A three-alarm fire swept through a building at the intersection of Lake Street and Chicago Avenue in south Minneapolis on Sunday night, gutting the building that was once home to the landmark Roberts Shoes store and more recently housed several small businesses, offices and artists' studios.
Smoke began filling the three-story brick building around 10:30 p.m., shortly before Minneapolis firefighters arrived and found a fire in the basement. Fire crews got everyone outside and no one was injured — but it was too late to save much of the building. The fast-moving blaze forced firefighters outside, where they spent hours trying to get it under control.
By Monday morning, the fire was finally out, but crews stayed on the scene spraying water onto what remained of the building and shoveling up piles of broken glass and other debris. Several blocks of Lake Street were closed, but a steady stream of people stopped by to take pictures and gawk at the mess.
Mark Simon, the building's owner and the former operator of Roberts Shoes, said he got a notification about a fire alarm in the building Sunday evening. He headed over, unsure what to expect. He found the building where he had worked for more than 30 years — and where his family had operated the shoe store for 77 years before it closed in 2014 — in flames.
"It looked extremely horrible," he said, "but then it got worse and worse."
He watched from across the street as the building burned, trying to process the loss.
René D. Thompson, who ran a Latin dance studio on the third floor — and was the only person with a residential unit in the building — was working at another job when he learned of the fire and raced over to find his home and studio engulfed in flames.
Monday morning, Thompson fought back tears as he stood in the street watching the cleanup. For years, the building has been the center of his life. Before he ran the dance studio, he sold shoes downstairs. His daughter, now 12, took her first steps in the shoe store.
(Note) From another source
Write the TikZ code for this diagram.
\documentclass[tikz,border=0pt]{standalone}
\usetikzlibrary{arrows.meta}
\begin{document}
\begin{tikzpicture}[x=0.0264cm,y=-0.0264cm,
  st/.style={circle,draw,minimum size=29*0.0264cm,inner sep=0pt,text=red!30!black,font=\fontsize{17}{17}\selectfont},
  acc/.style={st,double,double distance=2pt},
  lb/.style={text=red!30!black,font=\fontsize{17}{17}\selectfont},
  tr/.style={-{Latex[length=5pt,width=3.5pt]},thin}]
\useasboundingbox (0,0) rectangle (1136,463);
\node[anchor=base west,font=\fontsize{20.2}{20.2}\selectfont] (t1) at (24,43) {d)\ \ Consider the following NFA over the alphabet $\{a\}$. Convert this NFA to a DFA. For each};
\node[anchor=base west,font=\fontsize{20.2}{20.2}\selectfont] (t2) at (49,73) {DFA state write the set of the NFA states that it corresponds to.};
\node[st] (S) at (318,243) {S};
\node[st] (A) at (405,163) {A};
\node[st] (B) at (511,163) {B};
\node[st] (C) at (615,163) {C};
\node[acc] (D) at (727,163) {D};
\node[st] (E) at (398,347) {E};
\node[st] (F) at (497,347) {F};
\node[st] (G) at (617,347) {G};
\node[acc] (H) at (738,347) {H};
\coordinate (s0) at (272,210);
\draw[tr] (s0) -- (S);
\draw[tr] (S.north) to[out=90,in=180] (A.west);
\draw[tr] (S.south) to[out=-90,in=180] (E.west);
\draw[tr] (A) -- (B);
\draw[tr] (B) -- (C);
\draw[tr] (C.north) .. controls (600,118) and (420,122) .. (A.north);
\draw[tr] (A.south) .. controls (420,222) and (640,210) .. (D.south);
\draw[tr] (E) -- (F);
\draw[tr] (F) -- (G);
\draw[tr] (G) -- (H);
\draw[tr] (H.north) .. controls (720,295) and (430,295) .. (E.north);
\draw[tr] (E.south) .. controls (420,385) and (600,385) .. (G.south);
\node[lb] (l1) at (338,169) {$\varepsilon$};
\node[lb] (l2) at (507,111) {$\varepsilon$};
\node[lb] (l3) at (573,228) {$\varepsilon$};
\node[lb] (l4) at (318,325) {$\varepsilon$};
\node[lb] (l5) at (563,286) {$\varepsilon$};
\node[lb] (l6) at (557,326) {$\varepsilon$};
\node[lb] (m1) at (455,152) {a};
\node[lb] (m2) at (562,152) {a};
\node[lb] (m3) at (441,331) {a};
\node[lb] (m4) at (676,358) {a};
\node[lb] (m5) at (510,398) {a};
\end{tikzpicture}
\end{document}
"I'm just trying to be strong," he said.
Several businesses on the street level were filled with rubble from the upper floors, which had caved in. There was a tax office, a pain and rehabilitation clinic, a clothing store and a seafood restaurant that advertised weekend karaoke nights.
Ali Mansour, the owner of the Galaxy Wireless business on the first floor, was among those watching as the fire department and city officials worked. He, too, had come to the building Sunday night when he heard about the fire — and initially figured it was probably something small.
From the street Monday, he could see that some of his shop appeared to have escaped almost unscathed. Phone accessories were still hung neatly on one wall, but a mountain of debris filled the shop.
"It's devastating," he said.
The cause of the fire is under investigation, and inspectors were still working Monday to determine whether it was safe for the building's owner and tenants to go inside to sort through the rubble.
Simon said he wasn't sure what would become of the building, which has long been a focal point for the neighborhood because of Roberts Shoes' long run.
Simon had been trying to sell it — a "For Sale" sign still hung on the building Monday — but said he had removed the listing late last year. He remarked, glumly, that he recently reminded the real estate agent to remove the sign.
Now, Simon said, the demolition crews would have to do it.